## THE EXERCISE
Copy everything in the listing below word for word, apart from any images.

[GIVEN INFORMATION start]

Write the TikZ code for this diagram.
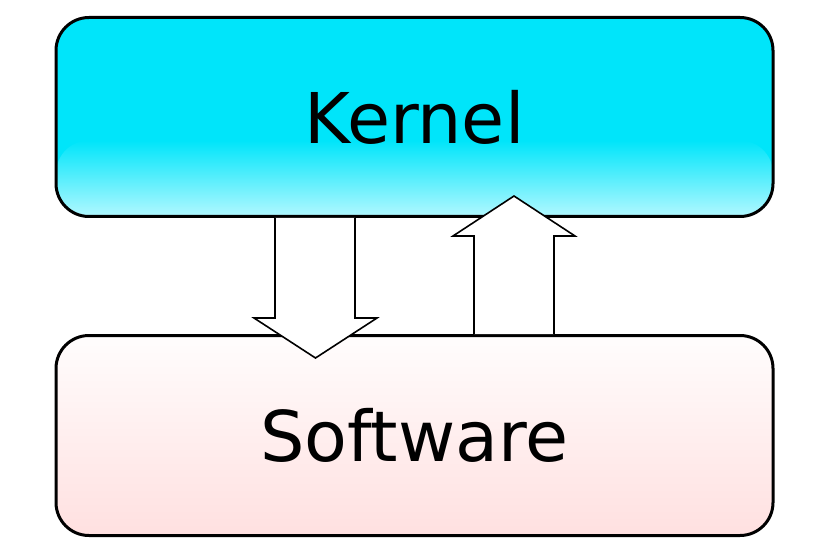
\documentclass[tikz,border=0pt]{standalone}
\usepackage{fontspec}
\newfontfamily\dejavu{DejaVu Sans}
\definecolor{ktop}{RGB}{0,229,250}
\definecolor{kbot}{RGB}{178,248,255}
\definecolor{stop}{RGB}{255,253,253}
\definecolor{sbot}{RGB}{255,224,224}
\tikzset{
  layerbox/.style={draw=black, line width=3pt, rounded corners=33pt,
    minimum width=717pt, minimum height=199pt, inner sep=0pt,
    font=\dejavu\fontsize{70}{84}\selectfont},
  flowarrow/.style={draw=black, fill=white, line width=1.6pt, line join=miter}
}
\begin{document}
\begin{tikzpicture}[x=1pt,y=-1pt]
\useasboundingbox (0,0) rectangle (829,553);
\node[layerbox, path picture={
    \fill[ktop] (path picture bounding box.north west) rectangle (path picture bounding box.south east);
    \shade[top color=ktop, bottom color=kbot] ([yshift=-123pt]path picture bounding box.north west) rectangle (path picture bounding box.south east);
  }] (kernel) at (414.5,117) {Kernel};
\node[layerbox, minimum height=200pt, path picture={
    \shade[top color=stop, bottom color=sbot] (path picture bounding box.north west) rectangle (path picture bounding box.south east);
  }] (software) at (414.5,435.5) {Software};
% down arrow
\path[flowarrow] ([xshift=-139.5pt]kernel.south) -- ++(0,100) -- ++(-21,0) -- ++(61.5,40) -- ++(61.5,-40) -- ++(-22,0) -- ++(0,-100);
% up arrow
\path[flowarrow] ([xshift=59.5pt]software.north) -- ++(0,-98) -- ++(-21,0) -- ++(61,-40) -- ++(61,40) -- ++(-21,0) -- ++(0,98);
\end{tikzpicture}
\end{document}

[GIVEN INFORMATION end]

## SOLUTION TO THIS EXERCISE
Write the TikZ code for this diagram.
\documentclass[tikz,border=0pt]{standalone}
\usepackage{fontspec}
\newfontfamily\dejavu{DejaVu Sans}
\definecolor{ktop}{RGB}{0,229,250}
\definecolor{kbot}{RGB}{178,248,255}
\definecolor{stop}{RGB}{255,253,253}
\definecolor{sbot}{RGB}{255,224,224}
\tikzset{
  layerbox/.style={draw=black, line width=3pt, rounded corners=33pt,
    minimum width=717pt, minimum height=199pt, inner sep=0pt,
    font=\dejavu\fontsize{70}{84}\selectfont},
  flowarrow/.style={draw=black, fill=white, line width=1.6pt, line join=miter}
}
\begin{document}
\begin{tikzpicture}[x=1pt,y=-1pt]
\useasboundingbox (0,0) rectangle (829,553);
\node[layerbox, path picture={
    \fill[ktop] (path picture bounding box.north west) rectangle (path picture bounding box.south east);
    \shade[top color=ktop, bottom color=kbot] ([yshift=-123pt]path picture bounding box.north west) rectangle (path picture bounding box.south east);
  }] (kernel) at (414.5,117) {Kernel};
\node[layerbox, minimum height=200pt, path picture={
    \shade[top color=stop, bottom color=sbot] (path picture bounding box.north west) rectangle (path picture bounding box.south east);
  }] (software) at (414.5,435.5) {Software};
% down arrow
\path[flowarrow] ([xshift=-139.5pt]kernel.south) -- ++(0,100) -- ++(-21,0) -- ++(61.5,40) -- ++(61.5,-40) -- ++(-22,0) -- ++(0,-100);
% up arrow
\path[flowarrow] ([xshift=59.5pt]software.north) -- ++(0,-98) -- ++(-21,0) -- ++(61,-40) -- ++(61,40) -- ++(-21,0) -- ++(0,98);
\end{tikzpicture}
\end{document}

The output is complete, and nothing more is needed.